Aksine ben evlerde çok sıkılıyorum. Duvarlar üstüme üstüme geliyor. Hele apartmanda her yanımda insan olması içimi fena daraltıyor. Çocuklar da hiç sıkılıyor gibi görünmüyor. Zaten her gün uzun yürüyüşler yapıyoruz ormanda. Tehlikeye gelince, evet bir eve kıyasla daha fazla tehlike içeriyor. Ama gerekli önlemleri alıyoruz. Ayrıca henüz küçük olmalarına rağmen çocuklar da oldukça dikkatliler. Asla çiğnenmeyen kurallarımız var. Can yelekleri olmadan bota binip inmek yok.

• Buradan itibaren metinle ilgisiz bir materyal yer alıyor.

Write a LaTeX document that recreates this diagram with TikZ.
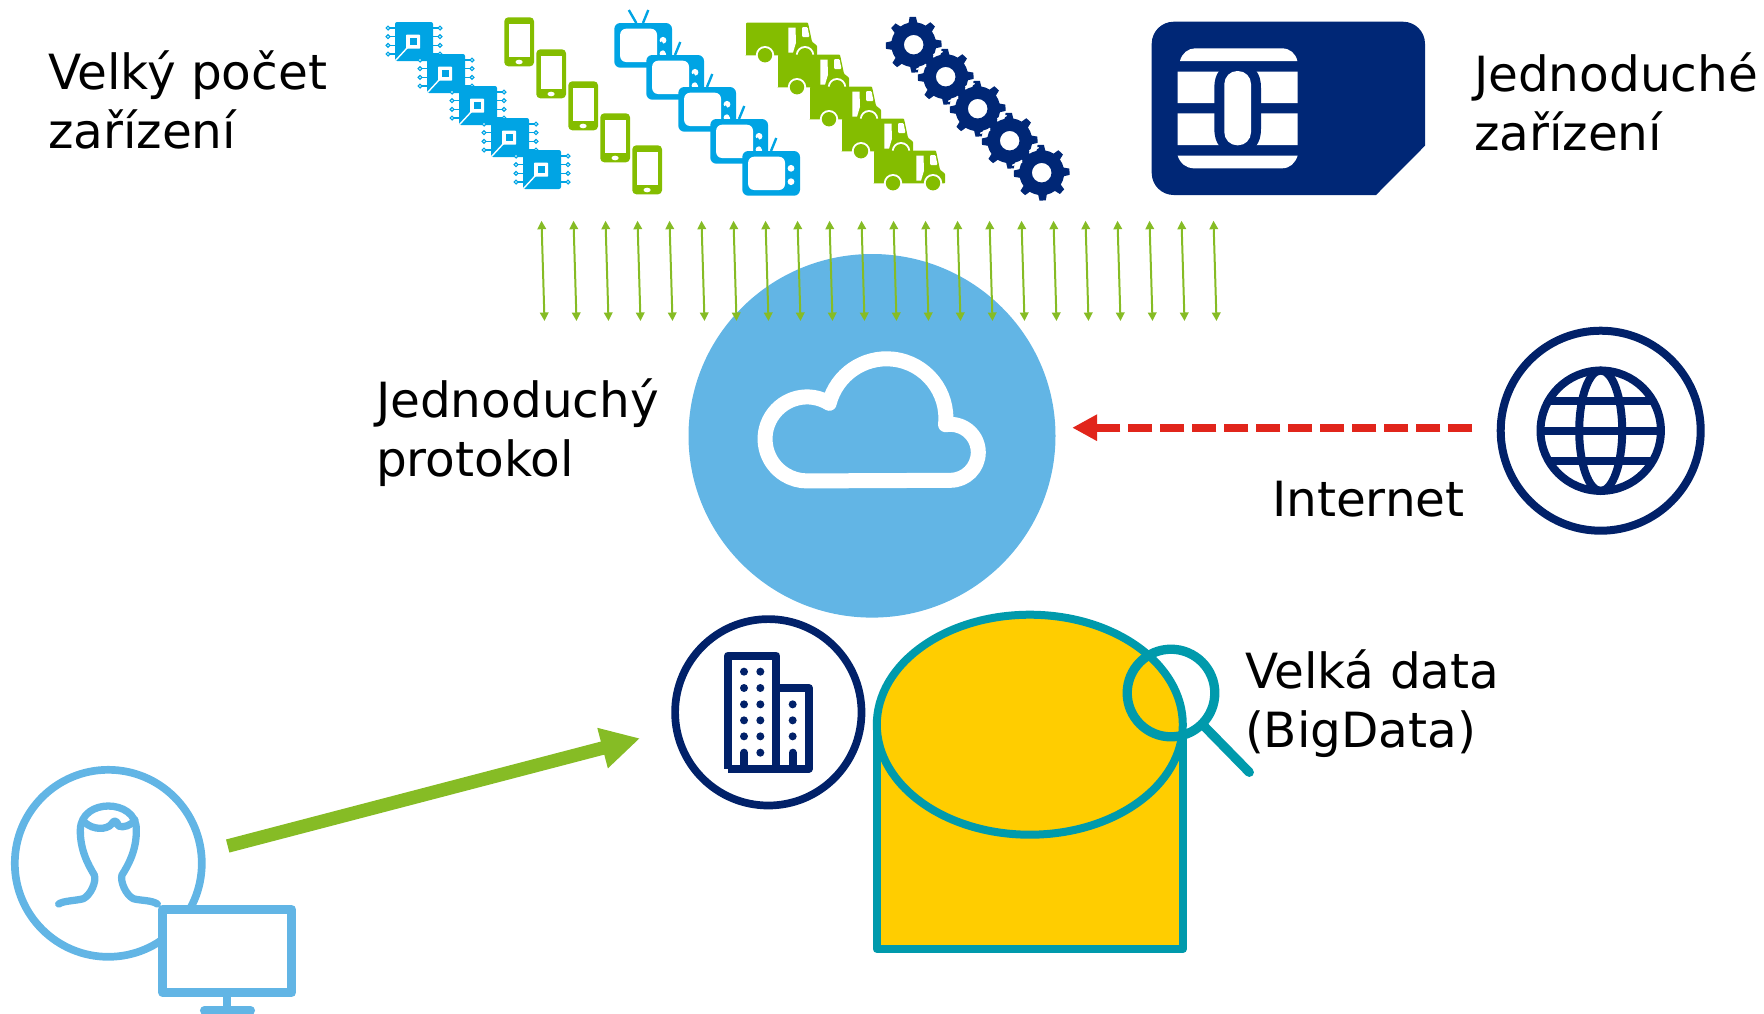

Güvertede onları yalnız bırakmak yok. İskelede tek başına yürümek yok gibi.

Açıklama yapmak zor oluyor mu yurdum teyzelerine? “Aaaa üşür onlar evladım teknede hasta olur” cümlesine hazır bir cevabınız var mı artık?

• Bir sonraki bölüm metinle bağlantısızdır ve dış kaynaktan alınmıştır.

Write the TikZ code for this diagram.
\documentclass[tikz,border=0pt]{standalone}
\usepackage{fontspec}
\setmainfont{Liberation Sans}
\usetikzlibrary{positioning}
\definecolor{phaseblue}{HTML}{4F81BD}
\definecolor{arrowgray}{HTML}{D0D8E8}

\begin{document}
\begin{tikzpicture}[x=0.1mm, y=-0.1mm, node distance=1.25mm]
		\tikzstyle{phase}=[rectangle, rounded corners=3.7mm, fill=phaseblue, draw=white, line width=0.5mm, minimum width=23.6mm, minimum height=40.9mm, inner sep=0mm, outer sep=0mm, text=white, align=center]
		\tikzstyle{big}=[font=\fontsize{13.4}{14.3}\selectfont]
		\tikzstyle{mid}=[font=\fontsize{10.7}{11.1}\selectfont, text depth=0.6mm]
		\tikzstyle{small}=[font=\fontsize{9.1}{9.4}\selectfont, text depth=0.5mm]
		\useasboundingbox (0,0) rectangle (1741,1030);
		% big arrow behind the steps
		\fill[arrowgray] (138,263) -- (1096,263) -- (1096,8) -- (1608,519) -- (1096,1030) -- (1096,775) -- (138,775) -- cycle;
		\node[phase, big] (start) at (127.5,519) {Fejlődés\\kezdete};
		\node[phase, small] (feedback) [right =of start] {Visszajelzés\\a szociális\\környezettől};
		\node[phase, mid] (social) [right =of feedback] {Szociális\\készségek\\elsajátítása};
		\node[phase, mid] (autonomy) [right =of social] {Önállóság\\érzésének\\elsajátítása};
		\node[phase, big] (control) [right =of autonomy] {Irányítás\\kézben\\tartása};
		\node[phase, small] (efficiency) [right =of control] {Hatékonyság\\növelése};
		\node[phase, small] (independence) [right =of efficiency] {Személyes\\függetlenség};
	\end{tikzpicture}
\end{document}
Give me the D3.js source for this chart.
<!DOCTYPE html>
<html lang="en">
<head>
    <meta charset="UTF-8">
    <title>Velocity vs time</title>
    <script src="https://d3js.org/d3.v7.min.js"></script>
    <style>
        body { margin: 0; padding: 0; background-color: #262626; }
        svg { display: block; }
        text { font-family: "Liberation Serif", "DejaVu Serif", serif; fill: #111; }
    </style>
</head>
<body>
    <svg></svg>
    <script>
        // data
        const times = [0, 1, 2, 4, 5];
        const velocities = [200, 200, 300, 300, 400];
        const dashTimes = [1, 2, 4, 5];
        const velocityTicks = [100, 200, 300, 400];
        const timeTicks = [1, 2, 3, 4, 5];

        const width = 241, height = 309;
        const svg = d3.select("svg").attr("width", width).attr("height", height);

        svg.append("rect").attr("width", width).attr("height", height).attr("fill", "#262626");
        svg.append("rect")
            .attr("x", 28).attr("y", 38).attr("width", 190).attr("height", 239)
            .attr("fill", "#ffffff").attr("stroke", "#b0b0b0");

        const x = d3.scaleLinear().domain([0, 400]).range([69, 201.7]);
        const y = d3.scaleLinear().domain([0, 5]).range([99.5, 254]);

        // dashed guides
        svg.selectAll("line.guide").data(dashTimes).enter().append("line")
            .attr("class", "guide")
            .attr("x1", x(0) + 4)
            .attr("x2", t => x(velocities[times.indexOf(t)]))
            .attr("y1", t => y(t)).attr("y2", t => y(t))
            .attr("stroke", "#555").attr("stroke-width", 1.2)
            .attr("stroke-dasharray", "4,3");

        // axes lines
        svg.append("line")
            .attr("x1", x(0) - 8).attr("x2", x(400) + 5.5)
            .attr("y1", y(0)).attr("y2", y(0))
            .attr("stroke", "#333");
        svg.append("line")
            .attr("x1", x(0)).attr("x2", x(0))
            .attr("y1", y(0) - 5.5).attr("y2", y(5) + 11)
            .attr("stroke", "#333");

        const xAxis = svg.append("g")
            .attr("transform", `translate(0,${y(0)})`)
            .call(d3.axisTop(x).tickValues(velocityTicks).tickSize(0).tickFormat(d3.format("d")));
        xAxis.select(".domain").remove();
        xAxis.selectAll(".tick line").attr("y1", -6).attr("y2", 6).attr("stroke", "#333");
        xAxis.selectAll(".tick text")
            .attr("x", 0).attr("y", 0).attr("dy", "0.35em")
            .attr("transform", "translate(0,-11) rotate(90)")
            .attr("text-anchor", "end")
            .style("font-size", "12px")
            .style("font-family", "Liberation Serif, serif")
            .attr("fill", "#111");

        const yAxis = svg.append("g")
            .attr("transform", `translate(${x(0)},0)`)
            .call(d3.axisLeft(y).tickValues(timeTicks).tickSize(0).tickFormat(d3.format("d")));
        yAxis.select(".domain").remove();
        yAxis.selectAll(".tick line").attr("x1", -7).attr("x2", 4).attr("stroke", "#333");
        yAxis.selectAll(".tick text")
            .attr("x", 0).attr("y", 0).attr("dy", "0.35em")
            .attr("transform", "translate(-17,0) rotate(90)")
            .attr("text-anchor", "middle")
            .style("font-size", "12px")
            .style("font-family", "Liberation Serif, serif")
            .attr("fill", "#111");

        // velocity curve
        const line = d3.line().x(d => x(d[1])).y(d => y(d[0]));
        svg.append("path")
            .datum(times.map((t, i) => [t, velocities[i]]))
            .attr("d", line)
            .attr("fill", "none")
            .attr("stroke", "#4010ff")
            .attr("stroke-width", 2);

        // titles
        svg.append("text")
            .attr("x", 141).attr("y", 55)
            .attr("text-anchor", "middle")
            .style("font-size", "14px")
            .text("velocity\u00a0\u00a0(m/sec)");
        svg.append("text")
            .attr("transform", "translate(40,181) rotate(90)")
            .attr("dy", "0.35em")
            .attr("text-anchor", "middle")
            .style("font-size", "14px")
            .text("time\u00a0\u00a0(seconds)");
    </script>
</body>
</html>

Bizim cevaplarımız var ama onlar anlamamakta ısrar ediyor. Bir de bizi çatısı olmayan bir sandalda hayal ediyorlar sanki. Toplum olarak denizle ilişkimiz pek iyi olmadığı için bilmeyenlere anlatması zor oluyor.

Az eşyalı olmanın lüksünü bize anlatır mısınız? Diğer çocuklu ailelere bakınca neler üstünüze üstünüze geliyor?

Çocuklara mama sandalyesi ve çocuk arabası dışında bir şey almadık. Kaldı ki arabalarını da pek kullanmadık. Emekleyene kadar kucağımızda taşıdık, sonra kah kucakta, kah omuzda. Zaten artık yürüyorlar. Kıyafet olarak çoğunlukla arkadaşlarımızın çocuklarının küçülenlerini kullandılar. Zaten çok temiz ve lekesiz olma gibi takıntılarımız yok. Haliyle az kıyafetle idare edebiliyoruz. Çocuk meselesi de ciddi bir tüketim tuzağı. Evet çok eğlencelik şeyler var, ama gerekli mi. Bizce hayır.

Karada hayata dönmeyi düşünüyor musunuz?

Bazen toprakla uğraşmayı çok istiyorum kendi adıma ama sabit bir yerde yaşama fikri iyi hissettirmiyor. Şu an için denizde çok mutluyuz.

Çocuklarla büyük turlara ne zaman ve nasıl bir rota ile çıkmayı düşünüyorsunuz?

Biraz onlar belirleyecek zamanlamayı. Şu an uzun seyirlerden keyif almıyorlar. Herhalde bir iki seneye değişir bu durum. Acelemiz yok, kendimizi zorlamak istemiyoruz.

Bizde pek rastlanmasa da dünyayı tekneyle dolaşan bir sürü çocuklu aile mevcut. Bildiğim kadarıyla çocuklar ev eğitimi alıp, varılan limanlarda uluslararası geçerliliği olan sınavlara girip eğitim hayatlarını sürdürüyor. Sizin benzer bir arzu ya da planınız var mı?

Mevcut eğitim sistemine hiç inancım yok. Yaşadım, biliyorum. Tüm yaşam coşkumuzu öldürmek ve bizi birbirine benzer sistem parçaları yapmak üzerine kurulu bir düzen. Hâliyle çocuklarımın en değerli zamanlarını o ruhsuz duvarlar arasında geçirmelerini istemiyorum. Türkiye’ de okula gitme zorunluluğu var ama koşullarımızı zorlayıp okulsuzluğu becereceğimize inanıyorum.

Nedir okulsuzluğun alternatifi ya da nasıl bir eğitimdir hayal ettiğin?

Okul ve belli bir müfredat dışında çocuğun potansiyeline dayalı, onun merakına güvenen bir eğitim düşlüyorum. Karşılaştırma ve yarıştırmanın uzağında farklılıklara saygılı bir öğrenme hali. Ev okulu hatta daha radikali okulsuzluk. Bence denemeye değer.

Sizin gibi yaşamaya niyetlenenlere tavsiyeniz var mı?

Bence her zaman başka bir alternatif var. Hayatımızdan memnun değilsek sızlanmayı bırakıp neler yapabileceğimize bakmalıyız. Özellikle çocuklu aileler kendilerini mevcut sisteme daha bir mecbur hissediyorlar. Bence ebeveyn mutluysa çocuk da mutlu oluyor. Yalan bahanelere kanmayıp cesaretli olmalıyız.